The gold standard for testing is the Fall-of-Potential method, which requires a specialized ground resistance tester. This process involves driving two temporary test stakes into the ground at specific distances from your main ground rod and passing a known current through them.
If a professional tester is out of reach, a clamp-on ground resistance meter offers a faster, non-invasive alternative. It measures loop resistance without disconnecting the ground rod, though it requires an active electrical grid to function correctly. Always aim for a resistance reading of 25 ohms or less, though 5 ohms or less is the ideal target for highly sensitive equipment.
Three Critical Grounding Mistakes Homeowners Make
The most common blunder is using a metal water pipe as your sole grounding source without verifying its continuity. Many homeowners replace sections of old copper pipe with modern PEX or PVC, unknowingly breaking the electrical path to ground and leaving their home unprotected.
Another frequent mistake is failing to bond separate grounding systems together. If you install a separate ground rod for an outdoor shed or ham radio antenna without bonding it to your main house ground with heavy gauge wire, you create a dangerous voltage potential between them during a strike.
Lastly, many DIYers make the mistake of leaving connections loose or corroded. Ground clamps exposed to the elements quickly oxidize, which increases electrical resistance and can completely isolate your grounding rod from your main panel over time. Always use antioxidant joint compounds and ensure all mechanical clamps are torqued down securely.
Navigating the NEC Rules Without Getting Confused
The National Electrical Code (NEC) can seem like a dense maze of confusing jargon, but its fundamental grounding rules are straightforward. The NEC primarily aims to ensure that any short circuit has a clear, low-resistance path back to the breaker panel to instantly trip the breaker.
Section 250 of the NEC requires that if a single ground rod does not have a resistance of 25 ohms or less, a second rod must be installed.

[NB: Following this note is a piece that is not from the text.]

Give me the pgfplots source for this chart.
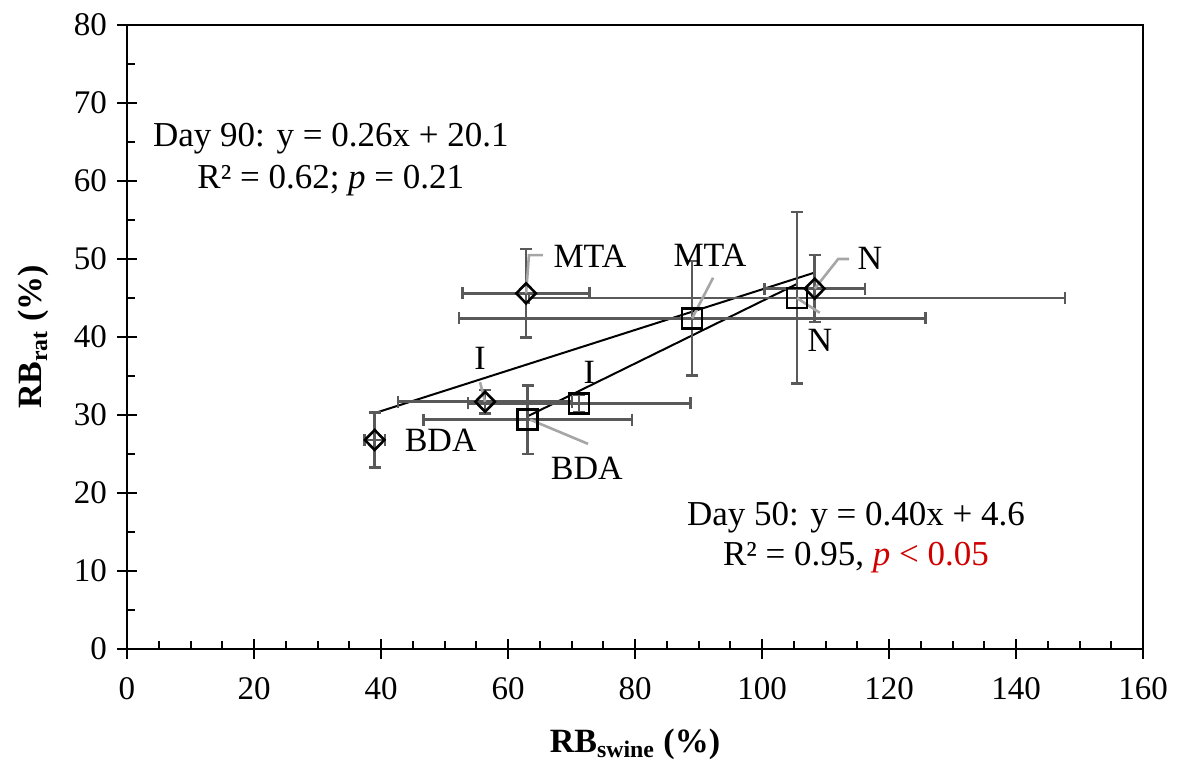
\documentclass[border=0pt]{standalone}
\usepackage{fontspec}
\setmainfont{Liberation Serif}
\usepackage{pgfplots}
\pgfplotsset{compat=1.18}
\definecolor{errgray}{HTML}{595959}
\definecolor{leadgray}{HTML}{A6A6A6}
\definecolor{pred}{HTML}{D00000}

% Day 90 (diamonds) and Day 50 (squares): x, y, x error, y error
\pgfplotstableread{
x      y     ex    ey
39.0   26.8  1.6   3.5
56.4   31.7  13.7  1.5
62.85  45.6  10.0  5.7
108.3  46.2  7.9   4.3
}\dayninety
\pgfplotstableread{
x      y     ex    ey
63.1   29.4  16.4  4.4
71.2   31.5  17.5  1.1
89.0   42.4  36.7  7.35
105.5  45.0  42.2  11.0
}\dayfifty

\begin{document}
\begin{tikzpicture}[x=1pt,y=1pt]
\useasboundingbox (0,0) rectangle (588.5,383);
\begin{axis}[
  at={(63.5pt,58.5pt)}, anchor=south west,
  width=508pt, height=312pt, scale only axis,
  xmin=0, xmax=160, ymin=0, ymax=80,
  xtick={0,20,...,160}, ytick={0,10,...,80},
  minor x tick num=3, minor y tick num=1,
  tick align=inside, major tick length=5pt, minor tick length=4pt,
  xtick pos=left, ytick pos=left,
  axis line style={line width=1pt},
  every tick/.style={black, line width=1pt},
  tick label style={font=\fontsize{16.5}{19}\selectfont},
  /pgf/number format/assume math mode=true,
  xticklabel style={yshift=-10.5pt},
  yticklabel style={xshift=-6.5pt},
  label style={font=\fontsize{17}{20}\selectfont},
  xlabel={\textbf{RB\textsubscript{swine} (\%)}},
  ylabel={\textbf{RB\textsubscript{rat} (\%)}},
  xlabel style={at={(axis description cs:0.5,0)}, anchor=base, yshift=-51.5pt},
  ylabel style={at={(axis description cs:0,0.5)}, anchor=base, yshift=42.5pt},
  clip=false,
  error bars/error bar style={errgray, line width=1.3pt},
  error bars/error mark options={errgray, line width=1.3pt, mark size=3pt, rotate=90},
]
% regression lines
\addplot[black, line width=1pt] coordinates {(39.0,30.24) (108.3,48.26)};
\addplot[black, line width=1pt] coordinates {(63.1,29.84) (105.5,46.8)};

% Day 90
\addplot[black, only marks, mark=diamond, mark size=5pt,
  mark options={xscale=1.3, line width=1.3pt},
  error bars/.cd, x dir=both, x explicit, y dir=both, y explicit]
  table[x=x, y=y, x error=ex, y error=ey] {\dayninety};
% Day 50
\addplot[black, only marks, mark=square, mark size=5pt,
  mark options={line width=1.3pt},
  error bars/.cd, x dir=both, x explicit, y dir=both, y explicit]
  table[x=x, y=y, x error=ex, y error=ey] {\dayfifty};

% leader lines
\addplot[leadgray, line width=1.3pt] coordinates {(62.85,45.6) (63.3,50.5) (65.5,50.5)};
\addplot[leadgray, line width=1.3pt] coordinates {(89.0,42.4) (92.3,47.6)};
\addplot[leadgray, line width=1.3pt] coordinates {(108.3,46.2) (112.0,50.0) (113.7,50.0)};
\addplot[leadgray, line width=1.3pt] coordinates {(105.5,45.0) (109.1,43.1)};
\addplot[leadgray, line width=1.3pt] coordinates {(55.6,34.2) (56.4,31.7)};
\addplot[leadgray, line width=1.3pt] coordinates {(63.5,29.4) (72.6,26.3)};

% point labels
\begin{scope}[every node/.style={font=\fontsize{17}{20}\selectfont, inner sep=0pt}]
\node at (axis cs:72.9,50.3) {MTA};
\node at (axis cs:91.8,50.5) {MTA};
\node at (axis cs:117.0,50.1) {N};
\node at (axis cs:109.1,39.6) {N};
\node at (axis cs:55.6,37.2) {I};
\node at (axis cs:72.8,35.5) {I};
\node at (axis cs:49.4,26.7) {BDA};
\node at (axis cs:72.4,23.2) {BDA};
\end{scope}

% regression annotations
\node[align=center, font=\fontsize{17.5}{21}\selectfont] at (axis cs:32.1,62.8)
  {Day 90: y = 0.26x + 20.1\\R² = 0.62; \textit{p} = 0.21};
\node[align=center, font=\fontsize{17.5}{20}\selectfont] at (axis cs:114.8,14.25)
  {Day 50: y = 0.40x + 4.6\\R² = 0.95, \textcolor{pred}{\textit{p} < 0.05}};
\end{axis}
% outer halves of the major ticks
\foreach \i in {0,...,8} {
  \draw[line width=1pt] (63.5+63.5*\i,58.5) -- ++(0,-5);
  \draw[line width=1pt] (63.5,58.5+39*\i) -- ++(-5,0);
}
\end{tikzpicture}
\end{document}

This second rod must be spaced at least six feet apart from the first, though ten feet is generally preferred for better dissipation.

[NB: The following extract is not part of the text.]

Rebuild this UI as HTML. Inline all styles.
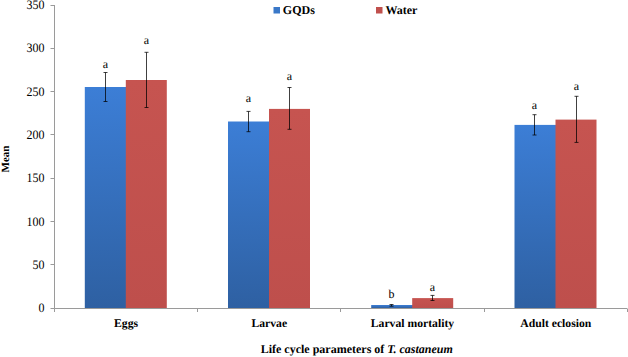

The code also mandates that all metal piping systems, structural steel, and concrete-encased electrodes must be bonded together to form a single, unified grounding system. Never try to bypass these rules, as they are written to prevent fatal shock hazards during a fault condition.

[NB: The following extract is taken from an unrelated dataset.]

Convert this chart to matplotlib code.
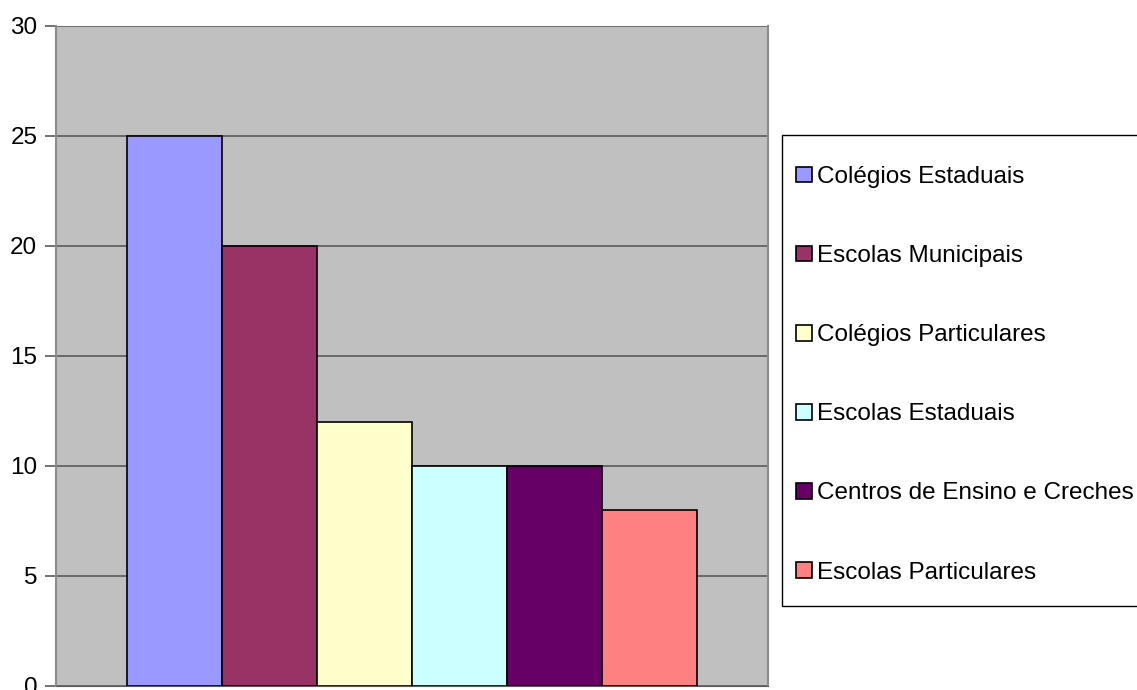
import numpy as np
import matplotlib
matplotlib.use("Agg")
import matplotlib.pyplot as plt
from matplotlib.patches import Rectangle

plt.rcParams['font.family'] = ['Liberation Sans', 'DejaVu Sans']

categorias = ["Colégios Estaduais", "Escolas Municipais", "Colégios Particulares",
              "Escolas Estaduais", "Centros de Ensino e Creches", "Escolas Particulares"]
valores = [25, 20, 12, 10, 10, 8]
cores = ["#9999FF", "#993366", "#FFFFCC", "#CCFFFF", "#660066", "#FF8080"]
yticks = [0, 5, 10, 15, 20, 25, 30]

W, H = 1137, 690
fig = plt.figure(figsize=(W/100, H/100), dpi=100)
ax = fig.add_axes([56/W, 1-685.7/H, (768-56)/W, (685.7-25.7)/H])
ax.set_facecolor("#C0C0C0")

n = len(valores)
larg = 0.8006/n
pos = -0.4003 + larg*(np.arange(n)+0.5)
for i in range(n):
    ax.bar(pos[i], valores[i], width=larg, color=cores[i], edgecolor="black",
           linewidth=1.2, label=categorias[i], zorder=3)

ax.set_xlim(-0.5, 0.5)
ax.set_ylim(0, 30)
ax.set_yticks(yticks)
ax.set_xticks([])
ax.yaxis.grid(True, color="#5a5a5a", linewidth=1.2, zorder=1)
ax.set_axisbelow(True)
ax.tick_params(axis="y", length=8, width=1.2, color="#5a5a5a", labelsize=17.5, pad=5.5)
for s in ["left", "right"]:
    ax.spines[s].set_color("#8c8c8c")
    ax.spines[s].set_linewidth(1.5)
ax.spines["top"].set_visible(False)
ax.spines["bottom"].set_color("#5a5a5a")

# caixa da legenda
caixa = Rectangle((782/W, 1-606/H), 400/W, (606-135)/H, transform=fig.transFigure,
                  facecolor="white", edgecolor="black", linewidth=1.0)
fig.add_artist(caixa)

leg = fig.legend(loc="upper left", bbox_to_anchor=(796/W, 1-166/H),
                 fontsize=17.5, frameon=False,
                 handlelength=0.64, handleheight=0.62,
                 handletextpad=0.22, labelspacing=2.35, borderpad=0,
                 borderaxespad=0)
for h in leg.legend_handles:
    h.set_linewidth(1.2)

fig.savefig("out.png", dpi=100)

Cost Breakdown: Upgrading Your System on a Budget
Upgrading your grounding system does not have to drain your savings account if you choose the right project for your specific soil and setup. While some commercial-grade solutions are costly, several highly effective methods are surprisingly affordable.
A standard copper-clad steel ground rod and heavy clamp will set you back less than $50 in materials. Upgrading to a copper ground plate for rocky soil runs between $100 and $200, while a bag of bentonite clay backfill typically costs under $40.
On the high end, an active electrolytic ground rod system can cost anywhere from $500 to over $1,200 just for materials. For most homeowners, combining two standard ground rods spaced ten feet apart with bentonite clay backfill offers the absolute best performance-to-cost ratio.
Do not skimp on the wire gauge; always use solid copper wire (at least 6 AWG) to connect your panel to your ground system. Spending an extra $30 on heavy-duty, high-quality copper wire pays dividends in peace of mind and system longevity.
Taking control of your home’s grounding system is one of the most effective ways to protect your electronic investments and ensure family safety. By moving beyond basic builder-grade setups and applying these advanced techniques, you can eliminate electrical noise and secure your home against unpredictable surges. Evaluate your specific soil conditions, plan your upgrades carefully, and enjoy the reliability of a professional-grade ground system.